Safestyle UK shares tumble following warning on debts
- Safestyle UK shares have plummeted by more than 90% since late March
- The firm’s pre-tax losses jumped to £6.7m for the six months ending 2 July
Safestyle shares sustained their downward spiral after the firm warned it would be unable to pay its debts should expected losses come to fruition.
Britain’s largest doors and windows seller said it was compliant with the covenants of a £7.5million borrowing facility, which it intends to utilise in the coming months to uphold ‘working capital and liquidity requirements.’
Yet the group told investors that if anticipated losses for the rest of the year occur, this would cause a ‘material shortfall’ and mean access to the lending facility could be completely blocked.
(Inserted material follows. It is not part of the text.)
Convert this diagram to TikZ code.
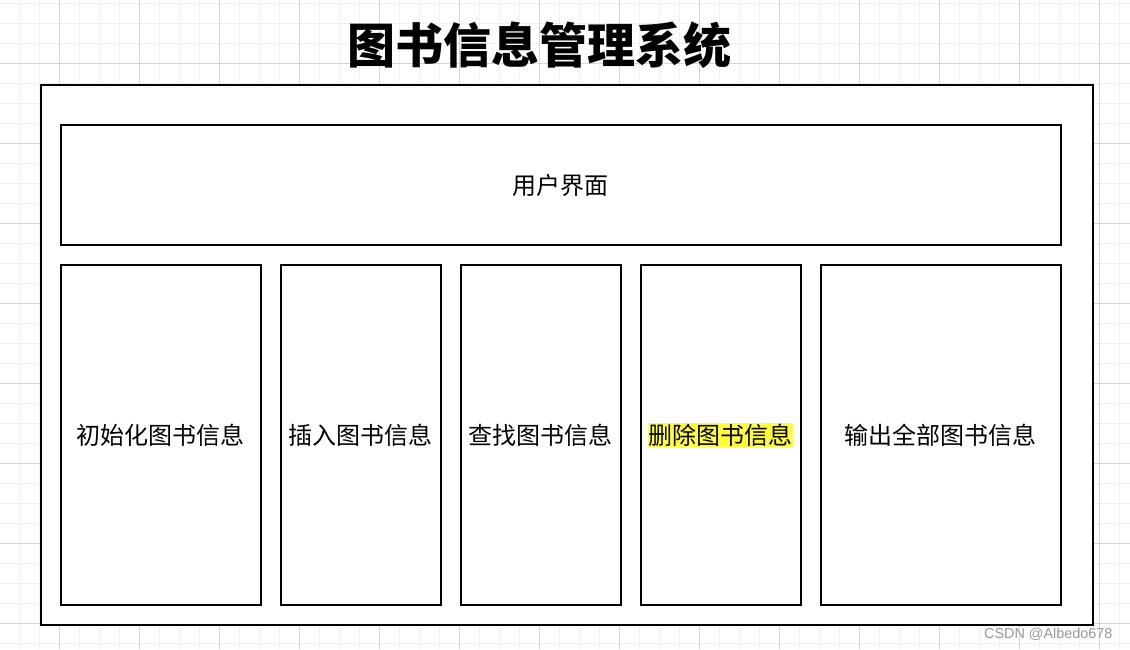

Talks ongoing: Safestyle UK revealed it had been in ‘productive’ discussions with shareholders and other third parties about receiving investment to help bolster its recovery
Safestyle UK shares have plummeted 43.2 per cent today to 2.5p, making them the biggest faller on the AIM All-Share index and continuing their steep downturn since late March, when they were around 30p.
The Bradford-based business revealed it had been in ‘productive’ discussions with shareholders and other third parties about receiving investment to help bolster its recovery and fund future growth.
It added that any working capital injection would not come through an equity raise but an ‘alternative financing structure.’
Alongside this, the firm said talks with its lender over gaining a covenant waiver on its revolving credit facility had been ‘good,’ although no arrangement has been fully agreed.
Bosses at Safestyle stated they were optimistic about getting ‘the ongoing support required to enable the group to navigate the near-term challenges presented by what is a difficult market context.’
Safestyle’s announcement comes less than a week after it declared pre-tax losses more than doubled to £6.7million for the six months ending 2 July amid a downturn in the replacement windows and doors market.
Order volumes were impacted by rising interest rates hitting disposable incomes and consumer confidence and increasing the cost of consumer finance products.
As a result, its turnover declined by 5.3 per cent to £74.1million even though price hikes helped boost the size of average customer orders.
The company warned that economic conditions remained ‘extremely difficult’ but noted that inflation was moderating from significantly elevated levels.
It also expects to profit from the need to upgrade the UK’s aged housing stock, which chief executive Rob Neale called ‘one of the most compelling opportunities for the business in the medium-term.’
Charlie Campbell and Edward Prest, analysts at investment bank Liberum, estimate that Safestyle’s annual revenues could reach £180million if it installed more than 180,000 frames in a year.
But should installation rates return to peak volumes, the firm’s annual sales would reach at least £200million, while its pre-tax profits would likely hit their medium-term target of £20million.